What's going on? Although 200! is very large, it's not infinite. This report is the result of the size limitation. If the result of a computation is bigger than than the range of numbers that can be stored, then the computer returns a special code or an overflow error.

In Snap!, there are special codes for infinity, –infinity (smaller than any finite value), and "Not a Number," which is the notification used for illegal computations such as \frac00.
(0) / (0) reporting NaN

Storing Text

You'll learn more about Unicode if you do the Caesar Cipher Project in the Cybersecurity lab, where you'll create a program to encrypt a message.

It's common for programming languages to use a specific number of bits to represent Unicode characters or integers. Unicode is a system that allows computers to store letters as integers. For example, capital A is Unicode number 65, which is 010000012.

Floating Point

Many languages have another data type used to represent real numbers (including decimals and numbers too big to be stored as integers) called floating point, which is essentially a binary version of scientific notation. It's called floating point because the decimal point "floats" to just after the first digit.

  1. Try 30!.
    (30) ! reporting 2.6525285981219103e+32

That e+32 is just a different way to write scientific notation. The "e+" means "times ten to the power of" so: 2.6525285981219103\text{e}+32 = 2.6525285981219103\times10^{32} =265,252,859,812,191,030,000,000,000,000,000.

Floating point allows computers to store very large numbers and also decimals, but the format still has a specific number of bits, and that limits the range of floating point values and mathematical operations just like with integers. However with floating point, values that exceed the limitation may result in round off errors instead.

Most real numbers can't be represented exactly—even with floating point.

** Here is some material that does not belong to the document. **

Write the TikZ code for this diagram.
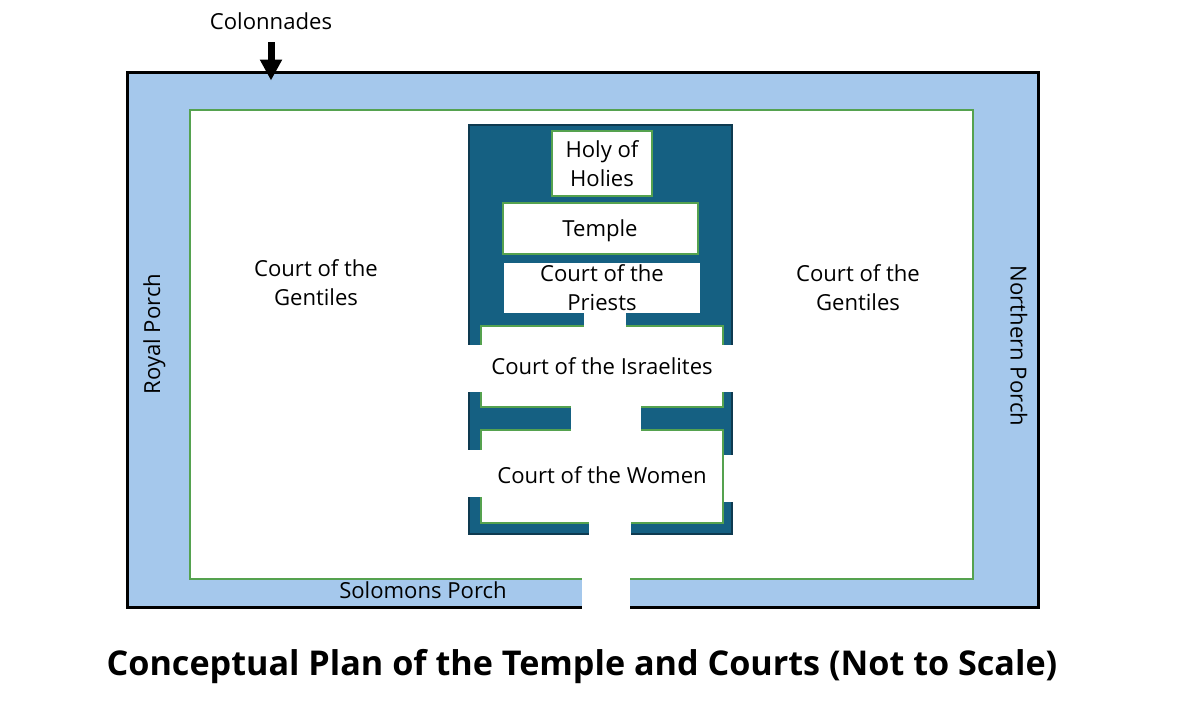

  1. For example, try1 / 3.

The decimal representation of \frac13 is 0.33333... It has infinitely many digits, so the closest you can come in floating point isn't exactly \frac13; it gets cut off after a while.

Roundoff errors can result in some pretty weird calculations...

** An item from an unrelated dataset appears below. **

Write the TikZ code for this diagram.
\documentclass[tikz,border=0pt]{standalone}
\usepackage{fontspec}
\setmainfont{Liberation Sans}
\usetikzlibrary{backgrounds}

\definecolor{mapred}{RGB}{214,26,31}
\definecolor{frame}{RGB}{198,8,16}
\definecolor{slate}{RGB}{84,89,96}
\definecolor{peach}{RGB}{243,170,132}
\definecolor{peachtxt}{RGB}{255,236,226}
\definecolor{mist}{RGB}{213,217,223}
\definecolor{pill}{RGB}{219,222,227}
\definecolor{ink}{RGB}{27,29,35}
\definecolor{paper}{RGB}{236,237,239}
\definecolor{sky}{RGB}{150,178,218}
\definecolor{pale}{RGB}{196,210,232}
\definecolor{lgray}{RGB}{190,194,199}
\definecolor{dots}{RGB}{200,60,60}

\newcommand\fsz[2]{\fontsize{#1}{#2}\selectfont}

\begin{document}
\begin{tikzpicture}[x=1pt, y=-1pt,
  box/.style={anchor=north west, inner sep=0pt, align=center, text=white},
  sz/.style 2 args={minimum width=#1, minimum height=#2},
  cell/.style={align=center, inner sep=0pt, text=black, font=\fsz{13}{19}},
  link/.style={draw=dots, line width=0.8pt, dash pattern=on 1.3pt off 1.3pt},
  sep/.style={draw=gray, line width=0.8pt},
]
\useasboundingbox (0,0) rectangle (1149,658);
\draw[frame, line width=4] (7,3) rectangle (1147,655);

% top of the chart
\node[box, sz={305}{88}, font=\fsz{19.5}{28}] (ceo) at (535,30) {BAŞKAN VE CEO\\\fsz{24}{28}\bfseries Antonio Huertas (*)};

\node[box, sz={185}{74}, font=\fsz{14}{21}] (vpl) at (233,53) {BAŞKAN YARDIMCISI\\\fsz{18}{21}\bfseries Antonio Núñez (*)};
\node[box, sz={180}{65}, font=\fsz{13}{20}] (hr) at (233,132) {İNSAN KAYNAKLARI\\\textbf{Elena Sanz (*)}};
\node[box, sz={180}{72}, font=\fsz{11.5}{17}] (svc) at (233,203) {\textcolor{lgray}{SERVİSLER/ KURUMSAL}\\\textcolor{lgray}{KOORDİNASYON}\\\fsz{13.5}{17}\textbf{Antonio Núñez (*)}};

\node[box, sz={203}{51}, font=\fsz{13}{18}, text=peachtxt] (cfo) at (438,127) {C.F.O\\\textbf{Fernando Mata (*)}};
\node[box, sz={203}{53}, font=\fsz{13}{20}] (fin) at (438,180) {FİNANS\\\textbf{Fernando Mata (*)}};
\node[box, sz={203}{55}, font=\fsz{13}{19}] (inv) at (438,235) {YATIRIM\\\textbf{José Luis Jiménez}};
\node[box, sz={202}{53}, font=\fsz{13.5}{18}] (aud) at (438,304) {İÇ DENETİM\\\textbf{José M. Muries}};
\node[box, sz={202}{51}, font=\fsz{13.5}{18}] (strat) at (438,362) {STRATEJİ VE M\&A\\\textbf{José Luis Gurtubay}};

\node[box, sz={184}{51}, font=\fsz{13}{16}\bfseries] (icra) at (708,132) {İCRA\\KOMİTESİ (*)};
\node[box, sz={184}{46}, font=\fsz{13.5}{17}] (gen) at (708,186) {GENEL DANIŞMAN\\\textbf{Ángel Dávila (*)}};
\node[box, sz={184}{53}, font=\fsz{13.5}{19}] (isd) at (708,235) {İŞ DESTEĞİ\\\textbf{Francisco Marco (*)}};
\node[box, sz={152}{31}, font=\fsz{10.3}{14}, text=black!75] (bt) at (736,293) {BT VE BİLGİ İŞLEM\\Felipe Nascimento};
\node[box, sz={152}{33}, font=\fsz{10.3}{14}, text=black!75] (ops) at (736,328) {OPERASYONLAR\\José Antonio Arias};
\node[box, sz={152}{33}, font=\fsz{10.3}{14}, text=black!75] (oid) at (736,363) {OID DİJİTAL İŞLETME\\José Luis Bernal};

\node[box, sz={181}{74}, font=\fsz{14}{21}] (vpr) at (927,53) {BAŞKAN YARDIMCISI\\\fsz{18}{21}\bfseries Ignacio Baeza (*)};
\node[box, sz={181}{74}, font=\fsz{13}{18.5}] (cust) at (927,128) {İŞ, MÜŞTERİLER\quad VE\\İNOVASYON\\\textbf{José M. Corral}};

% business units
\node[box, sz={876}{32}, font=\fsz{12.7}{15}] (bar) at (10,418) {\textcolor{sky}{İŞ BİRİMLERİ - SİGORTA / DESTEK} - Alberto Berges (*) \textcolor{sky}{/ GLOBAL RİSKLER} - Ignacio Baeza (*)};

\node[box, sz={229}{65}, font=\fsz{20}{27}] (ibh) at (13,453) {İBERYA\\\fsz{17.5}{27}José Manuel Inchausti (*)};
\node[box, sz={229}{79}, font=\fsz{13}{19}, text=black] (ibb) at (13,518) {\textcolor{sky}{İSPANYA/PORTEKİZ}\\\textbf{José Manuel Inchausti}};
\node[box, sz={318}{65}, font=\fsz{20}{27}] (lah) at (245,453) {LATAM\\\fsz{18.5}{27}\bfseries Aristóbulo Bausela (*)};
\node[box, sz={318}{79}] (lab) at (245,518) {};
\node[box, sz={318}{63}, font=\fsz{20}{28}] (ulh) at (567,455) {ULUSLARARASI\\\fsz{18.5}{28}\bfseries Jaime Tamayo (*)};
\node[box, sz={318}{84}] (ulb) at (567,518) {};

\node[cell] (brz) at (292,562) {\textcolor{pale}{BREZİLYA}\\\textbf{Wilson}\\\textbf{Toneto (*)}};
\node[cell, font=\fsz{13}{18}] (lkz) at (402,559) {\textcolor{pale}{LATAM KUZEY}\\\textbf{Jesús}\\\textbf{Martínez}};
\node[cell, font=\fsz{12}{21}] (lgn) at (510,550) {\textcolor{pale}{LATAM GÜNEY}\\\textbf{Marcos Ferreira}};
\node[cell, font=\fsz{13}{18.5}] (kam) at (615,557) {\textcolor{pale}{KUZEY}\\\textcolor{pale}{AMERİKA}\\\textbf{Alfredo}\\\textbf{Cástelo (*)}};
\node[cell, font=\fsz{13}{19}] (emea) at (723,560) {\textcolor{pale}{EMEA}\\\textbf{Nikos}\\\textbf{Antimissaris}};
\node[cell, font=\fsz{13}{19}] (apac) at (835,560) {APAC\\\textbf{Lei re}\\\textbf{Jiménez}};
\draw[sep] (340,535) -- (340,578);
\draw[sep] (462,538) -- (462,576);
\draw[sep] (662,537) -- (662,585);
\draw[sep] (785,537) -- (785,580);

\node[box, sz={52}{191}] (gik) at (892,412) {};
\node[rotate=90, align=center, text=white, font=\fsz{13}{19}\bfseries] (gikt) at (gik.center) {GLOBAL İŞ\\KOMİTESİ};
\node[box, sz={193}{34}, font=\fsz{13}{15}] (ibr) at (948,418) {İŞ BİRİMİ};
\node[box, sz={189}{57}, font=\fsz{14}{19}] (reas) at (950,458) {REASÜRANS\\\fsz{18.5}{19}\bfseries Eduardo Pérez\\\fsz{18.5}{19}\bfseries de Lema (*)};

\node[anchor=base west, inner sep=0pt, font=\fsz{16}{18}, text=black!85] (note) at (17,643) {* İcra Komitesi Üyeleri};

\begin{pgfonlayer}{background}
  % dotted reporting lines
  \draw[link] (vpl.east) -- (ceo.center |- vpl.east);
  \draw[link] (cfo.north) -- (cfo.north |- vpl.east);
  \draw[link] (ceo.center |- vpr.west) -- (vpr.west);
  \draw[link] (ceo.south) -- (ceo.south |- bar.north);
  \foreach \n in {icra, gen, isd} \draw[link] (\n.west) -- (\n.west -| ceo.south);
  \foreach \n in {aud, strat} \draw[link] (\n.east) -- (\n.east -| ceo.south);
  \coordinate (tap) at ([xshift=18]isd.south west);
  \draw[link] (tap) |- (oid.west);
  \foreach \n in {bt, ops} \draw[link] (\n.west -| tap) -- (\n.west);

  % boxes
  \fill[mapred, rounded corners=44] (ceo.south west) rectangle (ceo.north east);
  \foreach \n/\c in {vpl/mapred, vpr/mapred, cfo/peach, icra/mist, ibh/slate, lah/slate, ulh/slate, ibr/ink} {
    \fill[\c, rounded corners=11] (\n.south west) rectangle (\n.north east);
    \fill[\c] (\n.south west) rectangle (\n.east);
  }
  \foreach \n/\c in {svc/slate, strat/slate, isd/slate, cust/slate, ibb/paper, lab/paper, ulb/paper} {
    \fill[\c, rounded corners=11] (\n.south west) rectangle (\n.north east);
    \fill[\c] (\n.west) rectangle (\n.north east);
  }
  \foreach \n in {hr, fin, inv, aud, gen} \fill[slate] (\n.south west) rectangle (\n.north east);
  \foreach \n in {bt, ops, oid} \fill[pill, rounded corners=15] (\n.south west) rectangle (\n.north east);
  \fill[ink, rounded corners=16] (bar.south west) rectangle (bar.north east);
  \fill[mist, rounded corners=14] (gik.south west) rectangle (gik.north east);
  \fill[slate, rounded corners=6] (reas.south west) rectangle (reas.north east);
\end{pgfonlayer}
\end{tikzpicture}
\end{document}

  1. Try (0.2) + (0.4) and then try (7.6) + (8.7).

This isn't a bug with Snap!. Many other languages (like JavaScript) will report the same values for these calculations.

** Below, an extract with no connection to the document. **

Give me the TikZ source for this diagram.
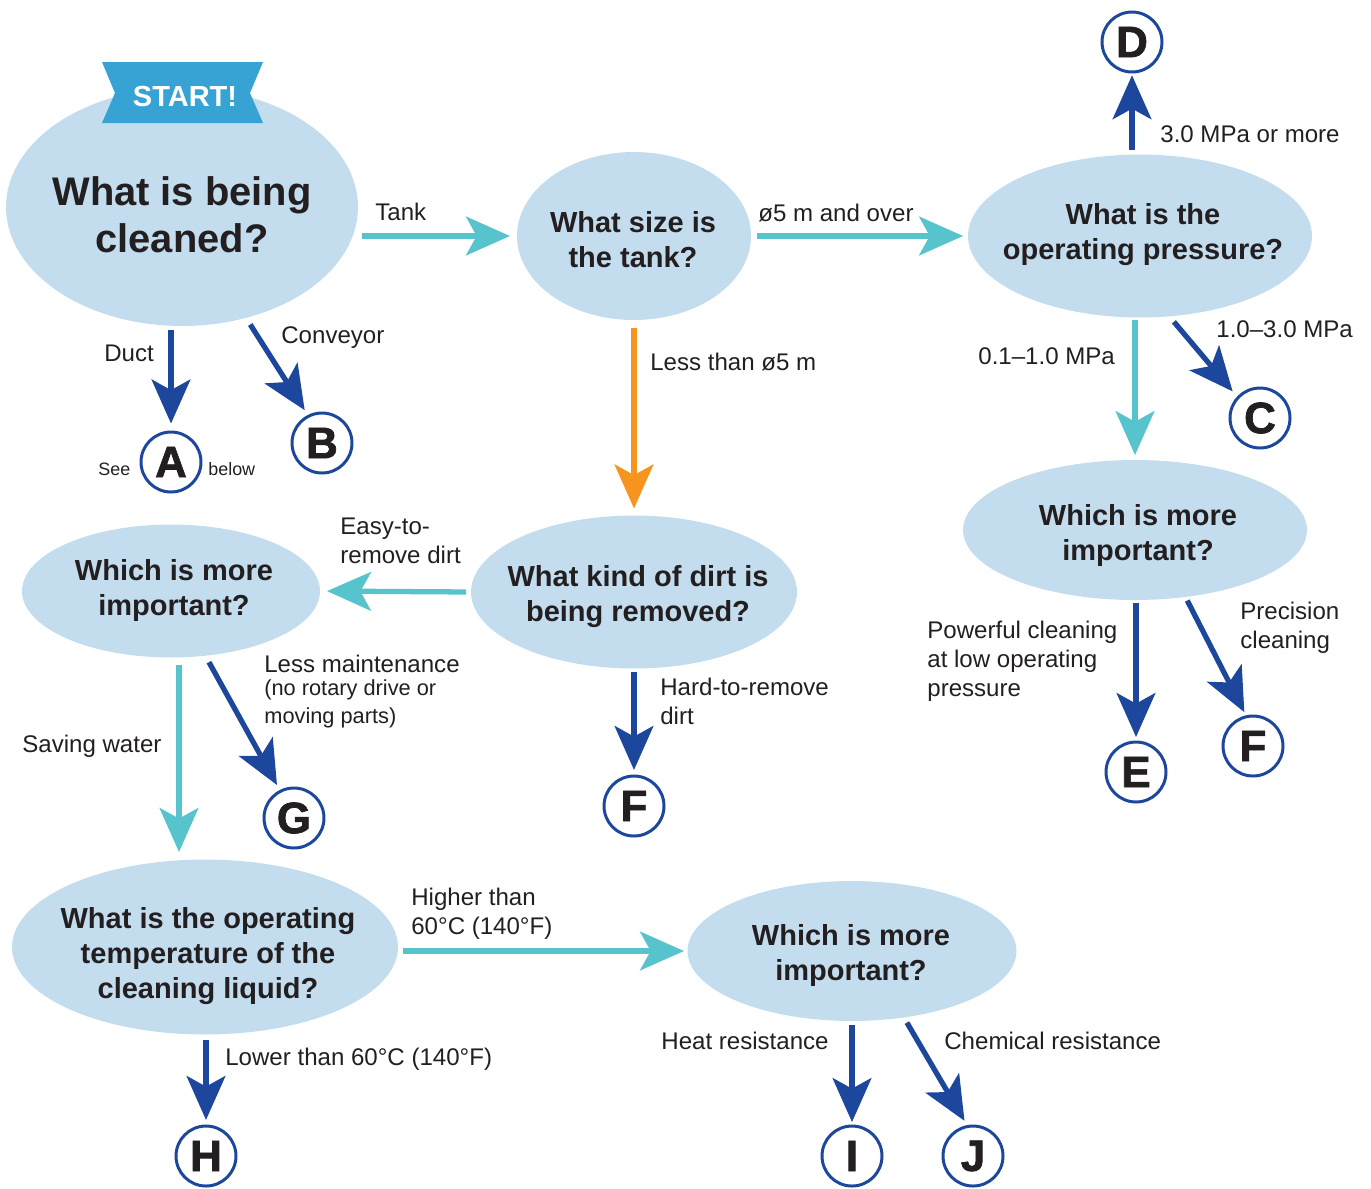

Computer arithmetic on integers is straightforward. Either you get an exactly correct integer result or, if the result won't fit in integer representation, you get an overflow error and the result is, usually, converted to floating point representation (like 30! was).

By contrast, computer arithmetic on floating point numbers is hard to get exactly right. Prior to 1985, every model of computer had a slightly different floating point format, and all of them got wrong answers to certain problems. This situation was resolved by the IEEE 754 floating point standard, which is now used by every computer manufacturer and has been improved several times since it was created in 1985.

How does a programming language know whether to interpret a bit sequence as an integer, a floating point, a text string of Unicode characters, an instruction, or something else? Programming languages differ in how they do this, but there's always some extra bit sequence that encodes the data type of any sequence of bits that tells the computer how to interpret it.

At the lowest level of software abstraction, everything in a computer is represented as a binary sequence. For example:
  1. Talk with Your Partner What's the rightmost digit in the binary representation of 15551212?
  2. What's the rightmost bit ("binary digit") of 123456789?
  3. Develop a rule for finding the rightmost bit of any base 10 number.